All entries below need to be written out exactly, but without their pictures.

* start Listing *

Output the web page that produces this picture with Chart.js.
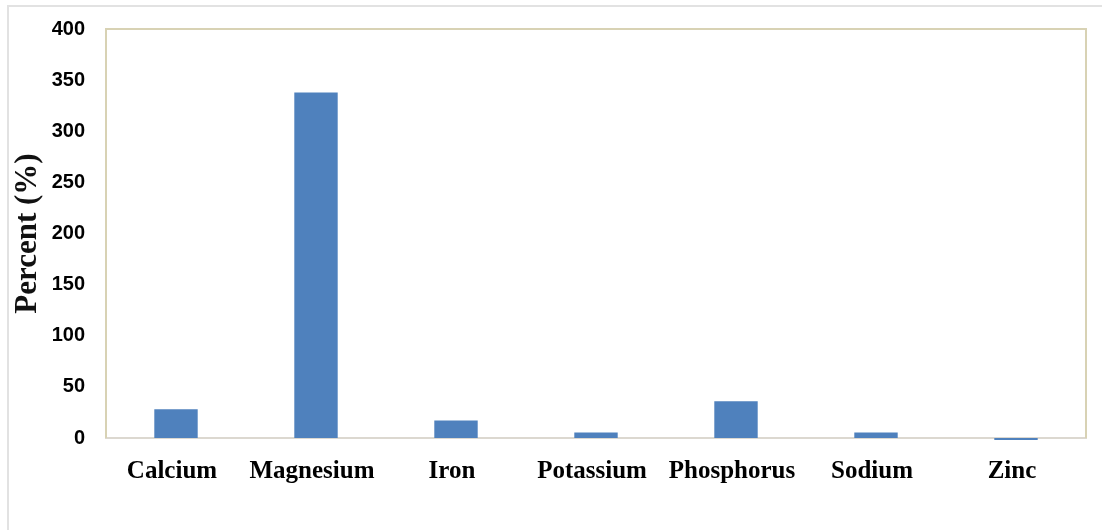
<!DOCTYPE html>
<html>
<head>
<meta charset="utf-8">
<script src="https://cdn.jsdelivr.net/npm/chart.js@4/dist/chart.umd.min.js"></script>
<style>
  html, body { margin: 0; padding: 0; background: #ffffff; overflow: hidden; }
  #wrap { position: relative; width: 1102px; height: 530px; }
  #frame { position: absolute; left: 7px; top: 5px; width: 2000px; height: 2000px;
           border: 2px solid #e2e2e2; pointer-events: none; }
  canvas { position: absolute; left: 0; top: 0; }
</style>
</head>
<body>
<div id="wrap">
  <canvas id="c" width="1102" height="530"></canvas>
  <div id="frame"></div>
</div>
<script>
const categories = ["Calcium", "Magnesium", "Iron", "Potassium", "Phosphorus", "Sodium", "Zinc"];
const percentValues = [28, 338, 17, 5.5, 36, 5.5, -2];
const yTickValues = [0, 50, 100, 150, 200, 250, 300, 350, 400];
const yAxisTitle = "Percent (%)";

const plotBorder = {
  id: 'plotBorder',
  afterDatasetsDraw(chart) {
    const a = chart.chartArea;
    const ctx = chart.ctx;
    ctx.save();
    ctx.strokeStyle = '#d8d2b4';
    ctx.lineWidth = 2;
    ctx.beginPath();
    ctx.moveTo(a.left, a.bottom);
    ctx.lineTo(a.left, a.top);
    ctx.lineTo(a.right, a.top);
    ctx.lineTo(a.right, a.bottom);
    ctx.stroke();
    ctx.restore();
  }
};

new Chart(document.getElementById('c'), {
  type: 'bar',
  data: {
    labels: categories,
    datasets: [{
      data: percentValues,
      backgroundColor: '#4f81bd',
      borderWidth: 0,
      barPercentage: 0.31,
      categoryPercentage: 1.0,
      clip: false
    }]
  },
  options: {
    responsive: false,
    animation: false,
    devicePixelRatio: 1,
    layout: { padding: { top: 29, right: 16, left: 0, bottom: 0 } },
    plugins: { legend: { display: false }, tooltip: { enabled: false } },
    scales: {
      x: {
        grid: { display: false, drawTicks: false },
        border: { display: true, color: '#dcd8d0', width: 2 },
        ticks: {
          color: '#000000',
          padding: 19,
          labelOffset: -4,
          maxRotation: 0,
          autoSkip: false,
          font: { family: '"Liberation Serif", "Times New Roman", serif', size: 25, weight: 'bold' }
        },
        afterFit(scale) {
          scale.height = 92;
          scale.paddingLeft = 0; scale.paddingRight = 0;
        }
      },
      y: {
        min: 0,
        max: 400,
        afterBuildTicks(scale) { scale.ticks = yTickValues.map(v => ({ value: v })); },
        grid: { display: false, drawTicks: false },
        border: { display: false },
        ticks: {
          color: '#000000',
          padding: 21,
          font: { family: '"Liberation Sans", Arial, sans-serif', size: 20, weight: 'bold' }
        },
        title: {
          display: true,
          text: yAxisTitle,
          color: '#111111',
          padding: { top: 9, bottom: 0 },
          font: { family: '"Liberation Serif", "Times New Roman", serif', size: 31, weight: 'bold' }
        },
        afterFit(scale) {
          scale.width = 106;
          scale.paddingTop = 0; scale.paddingBottom = 0;
        }
      }
    }
  },
  plugins: [plotBorder]
});
</script>
</body>
</html>
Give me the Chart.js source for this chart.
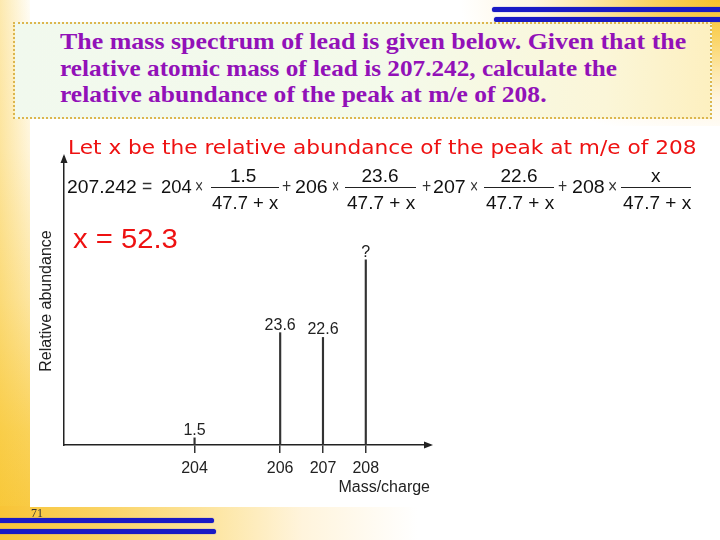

* end Listing *

- _Task response_:
Output the web page that produces this picture with Chart.js.
<!DOCTYPE html>
<html>
<head>
<meta charset="utf-8">
<script src="https://cdn.jsdelivr.net/npm/chart.js@4/dist/chart.umd.min.js"></script>
<style>
  html, body { margin: 0; padding: 0; background: #ffffff; overflow: hidden; }
  #wrap { position: relative; width: 1102px; height: 530px; }
  #frame { position: absolute; left: 7px; top: 5px; width: 2000px; height: 2000px;
           border: 2px solid #e2e2e2; pointer-events: none; }
  canvas { position: absolute; left: 0; top: 0; }
</style>
</head>
<body>
<div id="wrap">
  <canvas id="c" width="1102" height="530"></canvas>
  <div id="frame"></div>
</div>
<script>
const categories = ["Calcium", "Magnesium", "Iron", "Potassium", "Phosphorus", "Sodium", "Zinc"];
const percentValues = [28, 338, 17, 5.5, 36, 5.5, -2];
const yTickValues = [0, 50, 100, 150, 200, 250, 300, 350, 400];
const yAxisTitle = "Percent (%)";

const plotBorder = {
  id: 'plotBorder',
  afterDatasetsDraw(chart) {
    const a = chart.chartArea;
    const ctx = chart.ctx;
    ctx.save();
    ctx.strokeStyle = '#d8d2b4';
    ctx.lineWidth = 2;
    ctx.beginPath();
    ctx.moveTo(a.left, a.bottom);
    ctx.lineTo(a.left, a.top);
    ctx.lineTo(a.right, a.top);
    ctx.lineTo(a.right, a.bottom);
    ctx.stroke();
    ctx.restore();
  }
};

new Chart(document.getElementById('c'), {
  type: 'bar',
  data: {
    labels: categories,
    datasets: [{
      data: percentValues,
      backgroundColor: '#4f81bd',
      borderWidth: 0,
      barPercentage: 0.31,
      categoryPercentage: 1.0,
      clip: false
    }]
  },
  options: {
    responsive: false,
    animation: false,
    devicePixelRatio: 1,
    layout: { padding: { top: 29, right: 16, left: 0, bottom: 0 } },
    plugins: { legend: { display: false }, tooltip: { enabled: false } },
    scales: {
      x: {
        grid: { display: false, drawTicks: false },
        border: { display: true, color: '#dcd8d0', width: 2 },
        ticks: {
          color: '#000000',
          padding: 19,
          labelOffset: -4,
          maxRotation: 0,
          autoSkip: false,
          font: { family: '"Liberation Serif", "Times New Roman", serif', size: 25, weight: 'bold' }
        },
        afterFit(scale) {
          scale.height = 92;
          scale.paddingLeft = 0; scale.paddingRight = 0;
        }
      },
      y: {
        min: 0,
        max: 400,
        afterBuildTicks(scale) { scale.ticks = yTickValues.map(v => ({ value: v })); },
        grid: { display: false, drawTicks: false },
        border: { display: false },
        ticks: {
          color: '#000000',
          padding: 21,
          font: { family: '"Liberation Sans", Arial, sans-serif', size: 20, weight: 'bold' }
        },
        title: {
          display: true,
          text: yAxisTitle,
          color: '#111111',
          padding: { top: 9, bottom: 0 },
          font: { family: '"Liberation Serif", "Times New Roman", serif', size: 31, weight: 'bold' }
        },
        afterFit(scale) {
          scale.width = 106;
          scale.paddingTop = 0; scale.paddingBottom = 0;
        }
      }
    }
  },
  plugins: [plotBorder]
});
</script>
</body>
</html>
Give me the Chart.js source for this chart.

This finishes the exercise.